Salmon farming is a hot topic in Tasmania. The industry is responsible for over 2% of Gross State Product and over 1% of employment, including considerable full-time employment. This economic contribution is due to substantial growth. The industry tripled in size over the past decade, and plans to double again in the 20 years to 2030.

The industry has environmental and community downsides that have been exacerbated by the expansion. In 2016 and 2017, these attracted national media attention, including a Four Corners report on pollution in Macquarie Harbour.

These issues have led to concern that the industry’s social licence to operate is in jeopardy. Polling reveals a gap between the expectations of Tasmanians and the government and industry’s behaviour. There is majority support for an independent investigation into the industry and for stricter labelling laws, and concern that the industry is risking jobs by not changing its practices.

The loss of social licence to operate is a major risk for the industry. It is highly exposed to the domestic market, with 90% of Tasmanian salmon consumed by Australians. The industry is vulnerable to any change in Australian consumer sentiment. This vulnerability is compounded by international competition – about one-quarter of salmon consumed by Australians is imported. Export markets have proven difficult.

Australian consumer sentiment may have already begun to change. Among Australians who like to choose salmon as a meal option, 39% have heard of negative environmental impacts from salmon and 15% say that they have stopped buying Tasmanian salmon due to environmental concerns.

Problems with the salmon industry internationally and examples of dramatic changes in Australian consumer sentiment in other industries provide some examples of the potential negative effects of a loss of social licence.

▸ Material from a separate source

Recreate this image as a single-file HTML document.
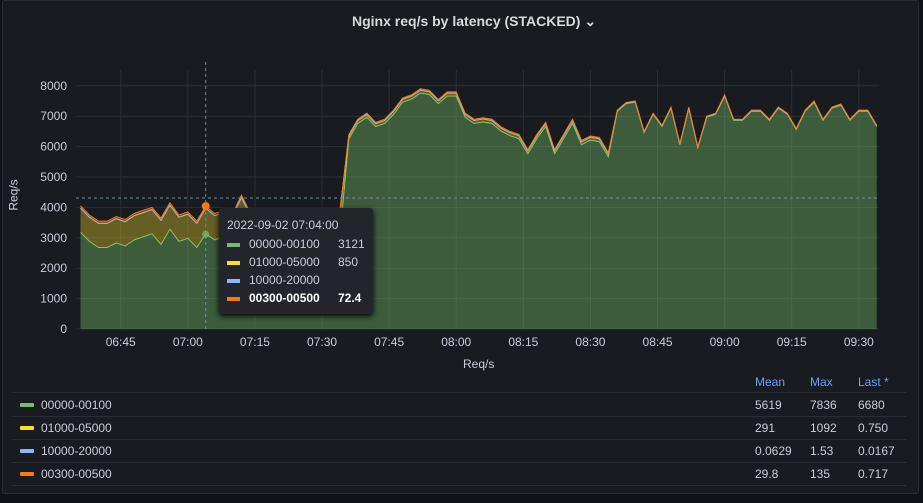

The industry is moving some operations on-land and potentially expanding far offshore. This strategy, if implemented fully, would be consistent with community expectations and ensure that Tasmanian salmon is environmentally sustainable and well-regarded, compatible with “Brand Tasmania”.

However, aquaculture companies are also expanding their inshore operations, or failing to outline exit plans for existing inshore leases. This expansion may increase profits in the short term, but risks undermining the marine environment, consumer support and social licence on which the industry depends.